Constitutional Concerns and Due Process
The court addressed Jenkins's argument that the statute should be interpreted to avoid potential constitutional issues, such as due process violations. Jenkins contended that requiring reimbursement without personal misconduct could be punitive and violate due process rights. The court rejected this argument, stating that potential constitutional concerns could be addressed later in the litigation process. It emphasized that constitutional avoidance does not override clear statutory language. The court found no immediate constitutional issues with applying Section 304 as written, noting that any punitive aspects of the statute could be evaluated based on the facts as the case progressed.
Reimbursement Amount and Motion to Dismiss
Jenkins argued that the SEC's complaint should specify the exact amount of reimbursement linked to the financial misstatements. He claimed that failing to do so rendered the statute punitive rather than remedial. The court disagreed, stating that the SEC was not required to detail the specific amount of misstatement-related compensation at this stage. The focus of the motion to dismiss was on whether the SEC had stated a valid claim under Section 304. The court concluded that the SEC's complaint sufficiently alleged facts to support a claim for reimbursement, allowing the case to proceed beyond the dismissal stage.

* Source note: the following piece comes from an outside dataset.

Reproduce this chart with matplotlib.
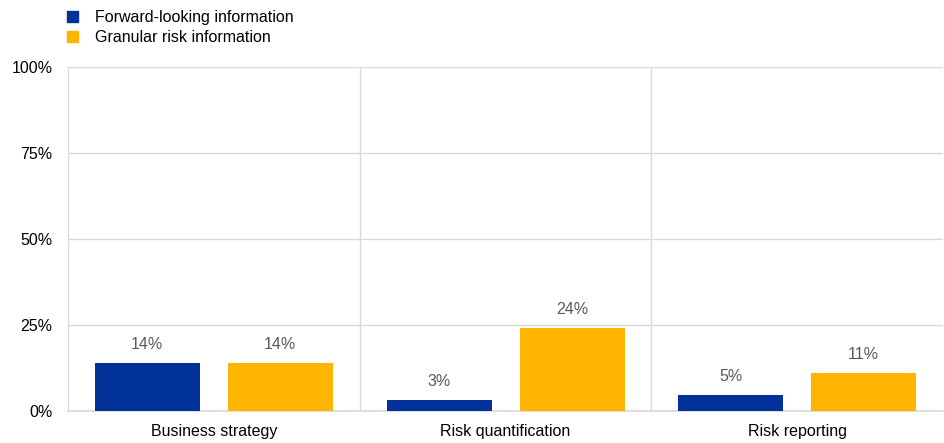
import numpy as np
import matplotlib
matplotlib.use("Agg")
import matplotlib.pyplot as plt
from matplotlib.patches import Patch

plt.rcParams["font.family"] = ["Liberation Sans", "DejaVu Sans"]

categories = ["Business strategy", "Risk quantification", "Risk reporting"]
forward_looking = [14, 3.2, 4.6]
granular_risk = [14, 24.1, 11]
forward_labels = ["14%", "3%", "5%"]
granular_labels = ["14%", "24%", "11%"]
series_names = ["Forward-looking information", "Granular risk information"]

BLUE = "#003299"
YELLOW = "#FFB400"
GRID = "#d9d9d9"
LABEL = "#595959"
FS = 11.5

fig = plt.figure(figsize=(9.44, 4.43), dpi=100)
ax = fig.add_axes([0.072, 0.0722, 0.927, 0.7766])

x = np.arange(len(categories))
width = 0.36
offset = 0.228
ax.bar(x - offset, forward_looking, width, color=BLUE, zorder=3)
ax.bar(x + offset, granular_risk, width, color=YELLOW, zorder=3)

for xi, v, lab in zip(x - offset, forward_looking, forward_labels):
    ax.annotate(lab, (xi, v), xytext=(0, 8), textcoords="offset points",
                ha="center", va="bottom", fontsize=FS, color=LABEL)
for xi, v, lab in zip(x + offset, granular_risk, granular_labels):
    ax.annotate(lab, (xi, v), xytext=(0, 8), textcoords="offset points",
                ha="center", va="bottom", fontsize=FS, color=LABEL)

ax.set_xlim(-0.5, len(categories) - 0.5)
ax.set_ylim(0, 100)
ax.set_yticks([0, 25, 50, 75, 100])
ax.set_yticklabels(["0%", "25%", "50%", "75%", "100%"])
ax.set_xticks(x)
ax.set_xticklabels(categories)
ax.tick_params(axis="both", length=0, labelsize=FS, colors="black")
ax.tick_params(axis="y", pad=11)
ax.tick_params(axis="x", pad=9)

# horizontal grid + vertical category separators
ax.yaxis.grid(True, color=GRID, linewidth=1, zorder=0)
for b in np.arange(0.5, len(categories) - 0.5, 1.0):
    ax.axvline(b, color=GRID, linewidth=1, zorder=0)

for side in ["top", "right"]:
    ax.spines[side].set_visible(False)
ax.spines["left"].set_color(GRID)
ax.spines["bottom"].set_color(GRID)
ax.spines["bottom"].set_linewidth(1.2)

handles = [Patch(color=BLUE), Patch(color=YELLOW)]
fig.legend(handles, series_names, loc="upper left",
           bbox_to_anchor=(67 / 944, 1 - 10 / 443),
           frameon=False, fontsize=FS, handlelength=0.7, handleheight=0.7,
           handletextpad=1.05, labelspacing=0.3, borderpad=0, borderaxespad=0)

fig.savefig("out.png", dpi=100)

Impact of Corporate Merger
The court considered the effect of CSK Auto Corporation's merger with O'Reilly Automotive, Inc. on Jenkins's reimbursement obligations. Jenkins argued that because CSK no longer issued securities after the merger and deregistration, reimbursement was improper. The court rejected this argument, clarifying that the relevant consideration was CSK's status as an issuer at the time of the misconduct and financial restatements. It held that Jenkins's liability for reimbursement was established during the period when CSK was an issuer. The merger with O'Reilly did not absolve Jenkins of his obligations, as all pertinent events occurred when CSK met the statutory definition of an issuer.